Peygamberler “Kutsal”a Dokundu
Bazen düşünüyorum…
Peygamberler ne kadar zor bir iş yaptılar.
Belki de dünyanın en zor ve en riskli işini…
İnsanların kutsallarına dokundular çünkü.
“Bu kutsal bildikleriniz var ya, aslında kutsal değil” dediler.
“Onlara koşulsuzca bağlanmayın,
Onlara doğaüstü güçler atfetmeyin,
Bu yol, yol değildir” dediler.
Bunu demekle yetinmediler.
“Kutsallaştırdığınız inek var ya, onu kesin” dediler.
Her peygamber, başka bir “inek(!)”le uğraştı.
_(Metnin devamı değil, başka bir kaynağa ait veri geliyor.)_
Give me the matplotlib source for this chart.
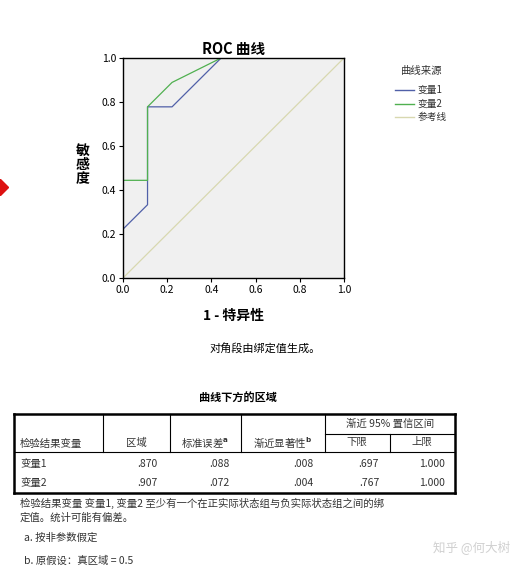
import matplotlib
matplotlib.use("Agg")
import matplotlib.pyplot as plt
from matplotlib.lines import Line2D

plt.rcParams['font.family'] = ['Noto Sans CJK SC', 'DejaVu Sans']

# ROC points
fpr1 = [0, 0, 0.111, 0.111, 0.222, 0.444, 1.0]
tpr1 = [0, 0.222, 0.333, 0.778, 0.778, 1.0, 1.0]
fpr2 = [0, 0, 0.111, 0.111, 0.222, 0.444, 1.0]
tpr2 = [0, 0.444, 0.444, 0.778, 0.889, 1.0, 1.0]
ticks = [0.0, 0.2, 0.4, 0.6, 0.8, 1.0]

# table data
row_names = ["变量1", "变量2"]
area = [".870", ".907"]
std_err = [".088", ".072"]
sig = [".008", ".004"]
lower = [".697", ".767"]
upper = ["1.000", "1.000"]

W, H = 532, 572
fig = plt.figure(figsize=(W / 100, H / 100), dpi=100)

# page layer in pixel coords
page = fig.add_axes([0, 0, 1, 1])
page.set_xlim(0, W)
page.set_ylim(H, 0)
page.axis('off')

# ROC axes: x 123..344 px, y 58..278 px
ax = fig.add_axes([123 / W, 1 - 278 / H, (344 - 123) / W, (278 - 58) / H])
ax.set_facecolor('#f0f0f0')
ax.plot([0, 1], [0, 1], color='#d8d8b0', lw=0.9)
ax.plot(fpr1, tpr1, color='#5060a8', lw=0.9)
ax.plot(fpr2, tpr2, color='#50b050', lw=0.9)
ax.set_xlim(0, 1)
ax.set_ylim(0, 1)
ax.set_xticks(ticks)
ax.set_yticks(ticks)
ax.set_xticklabels([f"{t:.1f}" for t in ticks])
ax.set_yticklabels([f"{t:.1f}" for t in ticks])
ax.tick_params(labelsize=7.5, length=3, width=0.8, pad=2)
for s in ax.spines.values():
    s.set_linewidth(1.0)
ax.set_title("ROC 曲线", fontsize=10.5, fontweight='bold', pad=3)
ax.set_xlabel("1 - 特异性", fontsize=10, fontweight='bold', labelpad=10)
page.text(83, 165, "敏\n感\n度", fontsize=10, fontweight='bold', ha='center', va='center', linespacing=1.0)

# legend
page.text(422, 71, "曲线来源", fontsize=7.5, ha='center', va='center', color='#333333')
for i, (lab, col) in enumerate([("变量1", '#5060a8'), ("变量2", '#50b050'), ("参考线", '#d8d8b0')]):
    y = 90 + i * 13.5
    page.add_line(Line2D([395, 414], [y, y], color=col, lw=1.0))
    page.text(418, y, lab, fontsize=7, va='center', color='#333333')

page.text(265, 348, "对角段由绑定值生成。", fontsize=8, ha='center', va='center')

# red marker on the left
page.plot([0], [187], marker='D', color='#dd1111', markersize=8, clip_on=False)

# table
page.text(238, 398, "曲线下方的区域", fontsize=8, fontweight='bold', ha='center', va='center')
cols = [14, 103, 170, 241, 325, 390, 455]
top, hdiv, hbot, bot = 414, 434, 452, 493
lw_thick = 1.8
page.add_line(Line2D([cols[0], cols[-1]], [top, top], color='k', lw=lw_thick))
page.add_line(Line2D([cols[0], cols[-1]], [bot, bot], color='k', lw=lw_thick))
page.add_line(Line2D([cols[0], cols[0]], [top, bot], color='k', lw=lw_thick))
page.add_line(Line2D([cols[-1], cols[-1]], [top, bot], color='k', lw=lw_thick))
page.add_line(Line2D([cols[0], cols[-1]], [hbot, hbot], color='k', lw=0.8))
page.add_line(Line2D([cols[4], cols[-1]], [hdiv, hdiv], color='k', lw=0.8))
for x in cols[1:-1]:
    y0 = hdiv if x == cols[5] else top
    page.add_line(Line2D([x, x], [y0, hbot], color='k', lw=0.8))

fs = 7.5
page.text(20, 444, "检验结果变量", fontsize=fs, va='center', color='#333333')
page.text(136, 443, "区域", fontsize=fs, ha='center', va='center', color='#333333')
page.text(205, 443, "标准误差$^{\\mathbf{a}}$", fontsize=fs, ha='center', va='center', color='#333333')
page.text(283, 443, "渐近显著性$^{\\mathbf{b}}$", fontsize=fs, ha='center', va='center', color='#333333')
page.text(390, 424, "渐近 95% 置信区间", fontsize=fs, ha='center', va='center', color='#333333')
page.text(357, 442, "下限", fontsize=fs, ha='center', va='center', color='#333333')
page.text(422, 442, "上限", fontsize=fs, ha='center', va='center', color='#333333')

for i in range(len(row_names)):
    y = 464 + i * 19
    page.text(20, y, row_names[i], fontsize=fs, va='center', color='#333333')
    for val, xr in zip([area[i], std_err[i], sig[i], lower[i], upper[i]], [158, 230, 313, 379, 445]):
        page.text(xr, y, val, fontsize=fs, ha='right', va='center', color='#333333')

page.text(20, 503, "检验结果变量 变量1, 变量2 至少有一个在正实际状态组与负实际状态组之间的绑", fontsize=fs, va='center', color='#333333')
page.text(20, 518, "定值。统计可能有偏差。", fontsize=fs, va='center', color='#333333')
page.text(24, 538, "a. 按非参数假定", fontsize=fs, va='center', color='#333333')
page.text(24, 561, "b. 原假设：真区域 = 0.5", fontsize=fs, va='center', color='#333333')
page.text(510, 548, "知乎 @何大树", fontsize=9, ha='right', va='center', color='#d0d0d0')

fig.savefig("out.png", dpi=100)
Çünkü her toplumun başka bir kutsalı vardı.
Kolay değil, hiç kolay değil…
İnsanlar alışkanlıklarından bile vazgeçemezken,
Hele ki kutsallarına laf söyletmezken,
İnsanların zihinlerindeki kutsalları yıkmak…
Ne riskli, ne zor bir işe kalkışmışlar.
Zorlama ve baskıyla değil,
Bıkmadan, usanmadan ve hiçbir menfaat gözetmeden,
hakikati anlatarak yaptılar bunu.
Neden peki?
Neden insanların kutsallarıyla, ilahlarıyla, putlarıyla uğraştılar?
Neden “kula kulluk etmeyin” dediler?
Neden “yalnızca Allah’a kulluk edin, yalnızca Allah’tan korkun ve yalnızca Allah’a dua edin” dediler?
Neden, “aracılara ihtiyacınız yok, Allah size şah damarınızdan bile daha yakındır” dediler?
Çünkü doğruyu söylediler.
Çünkü önce zihinleri özgürleştirmek istediler.
Her bir kutsal, insanların zihinlerine vurulmuş bir zincirdi.
Özgür olmayan zihinler, Allah’ın mesajını doğru anlayamazdı.
Doğruyu yanlış, yanlışı doğru gibi algılamasına yol açardı.
Aklın ve vicdanın saf ve temiz bir şekilde işlemesine engel olurdu.
Böyle bir durumda tek kaygı, hakikat ve doğruluk kaygısı olmaz,
kutsala ters düşmeme kaygısı hakikatin ve vicdanların önüne geçerdi.
Allah’tan başka ilah yoktur, mesajı…
Zihinleri ve vicdanları özgürleştiren,
Kişiyi saf fıtratına döndüren bir mesajdır.